Friday, Feb. 28, 1969
"I told Columbia it's all about these guys who ride motorcycles, take drugs, have a few fights, and get killed," said Peter Fonda, 30, and apparently that was all Columbia had to hear. Now Henry's boy is sitting in the saddle of his customized cycle--with its steeply raked front and ape hanger handlebars--ready to hit the road on it in his new film. "It's called Easy Rider," said Peter. "I play a character known as Captain America," who just races around cutting the roadways to ribbons experiencing "ultimate freedom."
Ever since Conductor Charles Munch died last November, the French Ministry of Culture has been searching for a worthy successor to lead the prestigious Orchestre de Paris. Tradition demands a Frenchman. But quality has now decreed an Austrian: Herbert von Karajan, 60, who is already busy enough as conductor of Salzburg Festivals and the music director of the Berlin Philharmonic. In Paris, the indefatigable maestro will double as music director and conductor, lead the Orchestre in a series of concerts at home, plus several festival appearances and tours of Japan and the U.S. Says he: "I consider the Orchestre a French institution and that it must be directed by a Frenchman in the near future. But until then I put myself entirely at its disposition."
It was the first luncheon in the White House State Dining Room since the Inauguration, and it was in honor of the ladies of the press. Pat Nixon had arranged the room with small tables seating ten each; centerpieces were Jackie Kennedy's vermeil baskets spilling out fresh garden flowers; the china was Lady Bird's eagle and state-flowers design. And just as the guests prepared to nibble their way through delicate chicken crepes and hearts-of-palm salad, who should show up but the President himself. "Just in time to cool our luncheon," quipped Pat, as her husband showed off a valentine he had received from Willie Mae Rogers, the Good Housekeeping executive whose nomination as a consumer consultant had caused such a storm. He then proceeded to read it:
Faces are red Consumers are blue Four days for me Four years for you.
"I was kinda thinking about eight years," said the President, as the assemblage burst into laughter.
The great brown-and-beige Rolls was tooling along at 60 m.p.h. down the autostrada between Rome and Florence when it hit an icy patch on the road. The car slammed into a lane divider, then caromed across the highway and pounded into a wall overlooking a 200-ft. ravine. Just before the crash, the front-seat passenger, Film Director Franco Zeffirelli, flung out his arm in a gallant gesture toward the driver. "My one thought was to save her face," he said later. As it turned out, Driver Gina Lollobrigida picked up no more than a bruise on the left cheekbone of her pretty face. But a broken kneecap required two operations--one to repair the fracture, a second to remove the scars--before the famous gam was as good as new. "I was very lucky," said Gina.

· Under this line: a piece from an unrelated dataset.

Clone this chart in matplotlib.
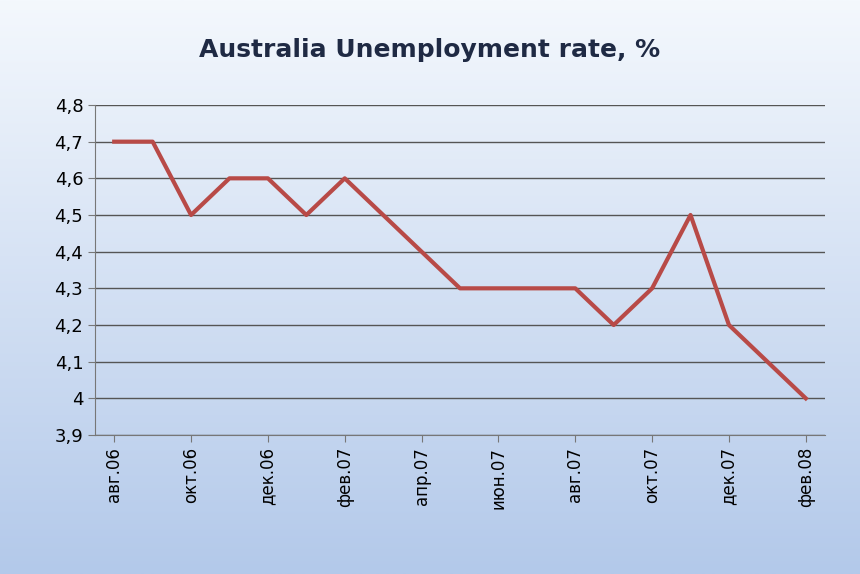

She could call it The Perils of Josephine, considering all the troubles that have plagued her as she has struggled to provide a home for her brood of twelve adopted children. Last year, as the bills piled up, expatriate Negro Singer Josephine Baker, 62, was forced to sell her chateau in the South of France to pay off at least some of the creditors. Even then, the still beautiful songbird refused to leave her nest, and by some maneuverings managed to hang on until December--at which point an old French law that prevents eviction in the cold winter months was invoked, thus assuring her possession until mid-March. But the creditors keep clamoring, and last week most of the chateau's furnishings were sold at auction for $53,-000. Meanwhile, Josephine was making some money herself on a concert tour of Austria. "Buy back everything," she wryly wired her representative, "up to $7,000."
Doctors at Kansas City's Research Hospital issued the bulletin and hastened to add that their patient's condition did not appear serious. Former President Harry S Truman had been brought in at midnight, suffering from intestinal influenza. "His condition is satisfactory, and he is in no discomfort." Next day, he was even feeling chipper enough to get out of bed and read the newspaper. Truman, who has not gone to his office in the Truman Library for the past two years, still keeps up with things at his Independence home. Only the day before, he had worked on a special announcement: Chief Justice Earl Warren would become chairman of the board of the Harry S Truman International Center for the Advancement of Peace in Jerusalem.
For a while, the family's new father was busy flying around the world tending his billions. Now, pressures seem to have eased, and there, enjoying a leisurely Sunday brunch at Manhattan's Trader Vic's, was a beaming Aristotle Onassis, with Jackie and Son John, who amused himself by sneaking swizzle sticks and loading up on fortune cookies. Afterward, the three took a brief stroll in the nippy air, Onassis, as always, shunning an overcoat and young John manfully emulating his stepfather.